[What you have to do]
Give an exact transcription of every line, dropping the images.

[Given information]
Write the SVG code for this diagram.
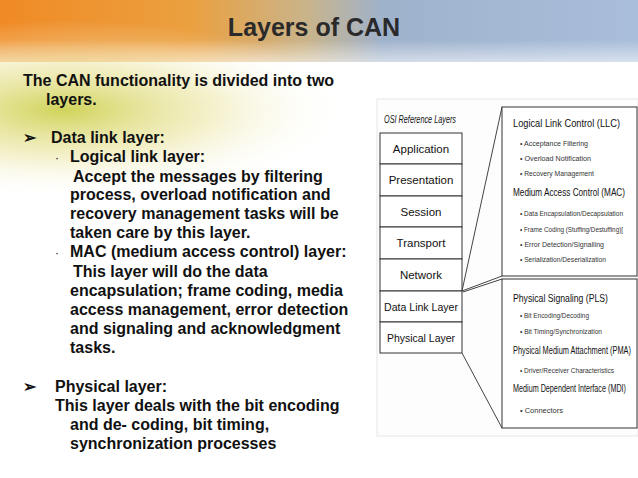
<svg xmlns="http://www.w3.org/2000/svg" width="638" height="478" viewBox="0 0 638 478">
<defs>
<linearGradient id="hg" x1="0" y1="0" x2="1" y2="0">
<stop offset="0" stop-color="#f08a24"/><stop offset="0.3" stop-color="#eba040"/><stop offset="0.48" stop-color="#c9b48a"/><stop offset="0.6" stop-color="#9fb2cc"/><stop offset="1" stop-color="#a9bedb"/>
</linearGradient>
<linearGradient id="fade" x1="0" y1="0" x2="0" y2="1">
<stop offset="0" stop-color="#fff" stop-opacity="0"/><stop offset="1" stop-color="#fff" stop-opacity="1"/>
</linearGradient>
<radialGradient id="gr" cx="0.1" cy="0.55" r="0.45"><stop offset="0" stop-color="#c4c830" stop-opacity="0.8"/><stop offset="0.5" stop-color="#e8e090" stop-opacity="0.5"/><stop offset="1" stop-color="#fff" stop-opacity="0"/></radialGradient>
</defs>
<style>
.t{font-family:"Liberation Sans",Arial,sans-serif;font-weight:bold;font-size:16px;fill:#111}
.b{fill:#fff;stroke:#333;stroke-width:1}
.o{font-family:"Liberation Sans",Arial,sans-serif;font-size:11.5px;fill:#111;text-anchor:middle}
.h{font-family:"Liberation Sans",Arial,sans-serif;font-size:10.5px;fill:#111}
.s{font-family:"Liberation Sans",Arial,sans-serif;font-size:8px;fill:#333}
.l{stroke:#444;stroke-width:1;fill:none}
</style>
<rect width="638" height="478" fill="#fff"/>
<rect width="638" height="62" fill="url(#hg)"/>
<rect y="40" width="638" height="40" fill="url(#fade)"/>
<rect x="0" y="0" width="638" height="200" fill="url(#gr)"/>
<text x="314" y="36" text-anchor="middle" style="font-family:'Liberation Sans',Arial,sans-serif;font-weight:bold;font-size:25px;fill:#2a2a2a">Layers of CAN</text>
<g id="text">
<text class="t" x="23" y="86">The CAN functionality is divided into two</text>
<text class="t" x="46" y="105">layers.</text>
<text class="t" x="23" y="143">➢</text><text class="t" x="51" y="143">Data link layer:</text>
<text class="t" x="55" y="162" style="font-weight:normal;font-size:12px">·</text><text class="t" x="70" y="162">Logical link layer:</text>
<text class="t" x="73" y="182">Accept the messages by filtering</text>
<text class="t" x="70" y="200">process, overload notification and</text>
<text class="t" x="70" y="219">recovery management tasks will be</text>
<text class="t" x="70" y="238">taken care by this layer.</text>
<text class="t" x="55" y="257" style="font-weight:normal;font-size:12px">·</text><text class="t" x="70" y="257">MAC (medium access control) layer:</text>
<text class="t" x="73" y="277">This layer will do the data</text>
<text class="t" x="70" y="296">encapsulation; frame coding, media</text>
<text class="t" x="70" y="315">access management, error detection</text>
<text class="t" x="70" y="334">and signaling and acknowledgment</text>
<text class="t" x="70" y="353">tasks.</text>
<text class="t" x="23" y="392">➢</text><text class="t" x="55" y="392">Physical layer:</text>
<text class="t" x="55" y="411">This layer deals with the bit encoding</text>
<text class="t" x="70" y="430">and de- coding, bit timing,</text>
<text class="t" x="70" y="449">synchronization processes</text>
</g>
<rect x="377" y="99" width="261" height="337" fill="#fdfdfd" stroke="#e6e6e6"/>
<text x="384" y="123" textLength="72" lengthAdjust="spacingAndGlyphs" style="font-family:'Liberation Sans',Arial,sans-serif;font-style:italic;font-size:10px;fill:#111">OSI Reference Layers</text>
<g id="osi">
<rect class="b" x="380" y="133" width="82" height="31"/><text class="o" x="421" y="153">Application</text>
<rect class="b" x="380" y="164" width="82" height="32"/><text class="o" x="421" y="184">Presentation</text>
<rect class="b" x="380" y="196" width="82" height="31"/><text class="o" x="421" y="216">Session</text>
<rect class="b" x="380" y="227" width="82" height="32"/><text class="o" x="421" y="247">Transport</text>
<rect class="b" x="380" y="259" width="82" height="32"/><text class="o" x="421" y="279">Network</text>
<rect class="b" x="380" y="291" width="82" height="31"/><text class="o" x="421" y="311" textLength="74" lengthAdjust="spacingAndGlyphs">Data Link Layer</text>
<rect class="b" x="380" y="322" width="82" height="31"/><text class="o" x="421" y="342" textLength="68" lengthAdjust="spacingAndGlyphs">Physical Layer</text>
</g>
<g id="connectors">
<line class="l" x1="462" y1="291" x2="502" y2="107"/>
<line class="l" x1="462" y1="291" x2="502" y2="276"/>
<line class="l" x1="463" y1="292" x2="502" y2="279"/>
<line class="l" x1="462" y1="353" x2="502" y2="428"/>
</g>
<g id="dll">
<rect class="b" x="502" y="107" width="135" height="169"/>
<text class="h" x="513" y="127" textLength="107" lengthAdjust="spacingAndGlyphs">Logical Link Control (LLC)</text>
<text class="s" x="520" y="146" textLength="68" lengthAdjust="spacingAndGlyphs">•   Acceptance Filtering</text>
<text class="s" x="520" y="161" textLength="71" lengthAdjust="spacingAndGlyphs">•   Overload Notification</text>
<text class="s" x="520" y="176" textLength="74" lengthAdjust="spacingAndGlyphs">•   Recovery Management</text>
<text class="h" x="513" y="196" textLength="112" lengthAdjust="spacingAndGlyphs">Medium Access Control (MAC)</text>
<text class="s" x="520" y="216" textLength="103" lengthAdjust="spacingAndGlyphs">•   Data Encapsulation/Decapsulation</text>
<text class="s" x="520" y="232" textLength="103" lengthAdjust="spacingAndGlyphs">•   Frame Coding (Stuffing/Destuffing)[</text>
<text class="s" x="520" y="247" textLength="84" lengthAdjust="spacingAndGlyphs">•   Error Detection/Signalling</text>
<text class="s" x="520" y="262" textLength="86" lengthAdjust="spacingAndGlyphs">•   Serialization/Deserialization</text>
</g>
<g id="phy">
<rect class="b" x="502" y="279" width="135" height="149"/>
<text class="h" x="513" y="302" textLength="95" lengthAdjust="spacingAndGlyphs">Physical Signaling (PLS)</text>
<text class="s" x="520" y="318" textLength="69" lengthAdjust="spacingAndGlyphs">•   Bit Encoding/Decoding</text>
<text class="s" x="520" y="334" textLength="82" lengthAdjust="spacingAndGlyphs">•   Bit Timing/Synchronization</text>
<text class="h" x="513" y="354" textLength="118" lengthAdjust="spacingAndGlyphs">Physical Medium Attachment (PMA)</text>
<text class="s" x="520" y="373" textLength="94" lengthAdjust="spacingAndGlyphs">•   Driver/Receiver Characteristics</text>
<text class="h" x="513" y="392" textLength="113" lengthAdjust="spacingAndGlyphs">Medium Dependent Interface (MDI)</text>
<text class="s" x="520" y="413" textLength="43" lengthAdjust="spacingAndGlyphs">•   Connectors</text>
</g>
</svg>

[Solution]
Write the SVG code for this diagram.
<svg xmlns="http://www.w3.org/2000/svg" width="638" height="478" viewBox="0 0 638 478">
<defs>
<linearGradient id="hg" x1="0" y1="0" x2="1" y2="0">
<stop offset="0" stop-color="#f08a24"/><stop offset="0.3" stop-color="#eba040"/><stop offset="0.48" stop-color="#c9b48a"/><stop offset="0.6" stop-color="#9fb2cc"/><stop offset="1" stop-color="#a9bedb"/>
</linearGradient>
<linearGradient id="fade" x1="0" y1="0" x2="0" y2="1">
<stop offset="0" stop-color="#fff" stop-opacity="0"/><stop offset="1" stop-color="#fff" stop-opacity="1"/>
</linearGradient>
<radialGradient id="gr" cx="0.1" cy="0.55" r="0.45"><stop offset="0" stop-color="#c4c830" stop-opacity="0.8"/><stop offset="0.5" stop-color="#e8e090" stop-opacity="0.5"/><stop offset="1" stop-color="#fff" stop-opacity="0"/></radialGradient>
</defs>
<style>
.t{font-family:"Liberation Sans",Arial,sans-serif;font-weight:bold;font-size:16px;fill:#111}
.b{fill:#fff;stroke:#333;stroke-width:1}
.o{font-family:"Liberation Sans",Arial,sans-serif;font-size:11.5px;fill:#111;text-anchor:middle}
.h{font-family:"Liberation Sans",Arial,sans-serif;font-size:10.5px;fill:#111}
.s{font-family:"Liberation Sans",Arial,sans-serif;font-size:8px;fill:#333}
.l{stroke:#444;stroke-width:1;fill:none}
</style>
<rect width="638" height="478" fill="#fff"/>
<rect width="638" height="62" fill="url(#hg)"/>
<rect y="40" width="638" height="40" fill="url(#fade)"/>
<rect x="0" y="0" width="638" height="200" fill="url(#gr)"/>
<text x="314" y="36" text-anchor="middle" style="font-family:'Liberation Sans',Arial,sans-serif;font-weight:bold;font-size:25px;fill:#2a2a2a">Layers of CAN</text>
<g id="text">
<text class="t" x="23" y="86">The CAN functionality is divided into two</text>
<text class="t" x="46" y="105">layers.</text>
<text class="t" x="23" y="143">➢</text><text class="t" x="51" y="143">Data link layer:</text>
<text class="t" x="55" y="162" style="font-weight:normal;font-size:12px">·</text><text class="t" x="70" y="162">Logical link layer:</text>
<text class="t" x="73" y="182">Accept the messages by filtering</text>
<text class="t" x="70" y="200">process, overload notification and</text>
<text class="t" x="70" y="219">recovery management tasks will be</text>
<text class="t" x="70" y="238">taken care by this layer.</text>
<text class="t" x="55" y="257" style="font-weight:normal;font-size:12px">·</text><text class="t" x="70" y="257">MAC (medium access control) layer:</text>
<text class="t" x="73" y="277">This layer will do the data</text>
<text class="t" x="70" y="296">encapsulation; frame coding, media</text>
<text class="t" x="70" y="315">access management, error detection</text>
<text class="t" x="70" y="334">and signaling and acknowledgment</text>
<text class="t" x="70" y="353">tasks.</text>
<text class="t" x="23" y="392">➢</text><text class="t" x="55" y="392">Physical layer:</text>
<text class="t" x="55" y="411">This layer deals with the bit encoding</text>
<text class="t" x="70" y="430">and de- coding, bit timing,</text>
<text class="t" x="70" y="449">synchronization processes</text>
</g>
<rect x="377" y="99" width="261" height="337" fill="#fdfdfd" stroke="#e6e6e6"/>
<text x="384" y="123" textLength="72" lengthAdjust="spacingAndGlyphs" style="font-family:'Liberation Sans',Arial,sans-serif;font-style:italic;font-size:10px;fill:#111">OSI Reference Layers</text>
<g id="osi">
<rect class="b" x="380" y="133" width="82" height="31"/><text class="o" x="421" y="153">Application</text>
<rect class="b" x="380" y="164" width="82" height="32"/><text class="o" x="421" y="184">Presentation</text>
<rect class="b" x="380" y="196" width="82" height="31"/><text class="o" x="421" y="216">Session</text>
<rect class="b" x="380" y="227" width="82" height="32"/><text class="o" x="421" y="247">Transport</text>
<rect class="b" x="380" y="259" width="82" height="32"/><text class="o" x="421" y="279">Network</text>
<rect class="b" x="380" y="291" width="82" height="31"/><text class="o" x="421" y="311" textLength="74" lengthAdjust="spacingAndGlyphs">Data Link Layer</text>
<rect class="b" x="380" y="322" width="82" height="31"/><text class="o" x="421" y="342" textLength="68" lengthAdjust="spacingAndGlyphs">Physical Layer</text>
</g>
<g id="connectors">
<line class="l" x1="462" y1="291" x2="502" y2="107"/>
<line class="l" x1="462" y1="291" x2="502" y2="276"/>
<line class="l" x1="463" y1="292" x2="502" y2="279"/>
<line class="l" x1="462" y1="353" x2="502" y2="428"/>
</g>
<g id="dll">
<rect class="b" x="502" y="107" width="135" height="169"/>
<text class="h" x="513" y="127" textLength="107" lengthAdjust="spacingAndGlyphs">Logical Link Control (LLC)</text>
<text class="s" x="520" y="146" textLength="68" lengthAdjust="spacingAndGlyphs">•   Acceptance Filtering</text>
<text class="s" x="520" y="161" textLength="71" lengthAdjust="spacingAndGlyphs">•   Overload Notification</text>
<text class="s" x="520" y="176" textLength="74" lengthAdjust="spacingAndGlyphs">•   Recovery Management</text>
<text class="h" x="513" y="196" textLength="112" lengthAdjust="spacingAndGlyphs">Medium Access Control (MAC)</text>
<text class="s" x="520" y="216" textLength="103" lengthAdjust="spacingAndGlyphs">•   Data Encapsulation/Decapsulation</text>
<text class="s" x="520" y="232" textLength="103" lengthAdjust="spacingAndGlyphs">•   Frame Coding (Stuffing/Destuffing)[</text>
<text class="s" x="520" y="247" textLength="84" lengthAdjust="spacingAndGlyphs">•   Error Detection/Signalling</text>
<text class="s" x="520" y="262" textLength="86" lengthAdjust="spacingAndGlyphs">•   Serialization/Deserialization</text>
</g>
<g id="phy">
<rect class="b" x="502" y="279" width="135" height="149"/>
<text class="h" x="513" y="302" textLength="95" lengthAdjust="spacingAndGlyphs">Physical Signaling (PLS)</text>
<text class="s" x="520" y="318" textLength="69" lengthAdjust="spacingAndGlyphs">•   Bit Encoding/Decoding</text>
<text class="s" x="520" y="334" textLength="82" lengthAdjust="spacingAndGlyphs">•   Bit Timing/Synchronization</text>
<text class="h" x="513" y="354" textLength="118" lengthAdjust="spacingAndGlyphs">Physical Medium Attachment (PMA)</text>
<text class="s" x="520" y="373" textLength="94" lengthAdjust="spacingAndGlyphs">•   Driver/Receiver Characteristics</text>
<text class="h" x="513" y="392" textLength="113" lengthAdjust="spacingAndGlyphs">Medium Dependent Interface (MDI)</text>
<text class="s" x="520" y="413" textLength="43" lengthAdjust="spacingAndGlyphs">•   Connectors</text>
</g>
</svg>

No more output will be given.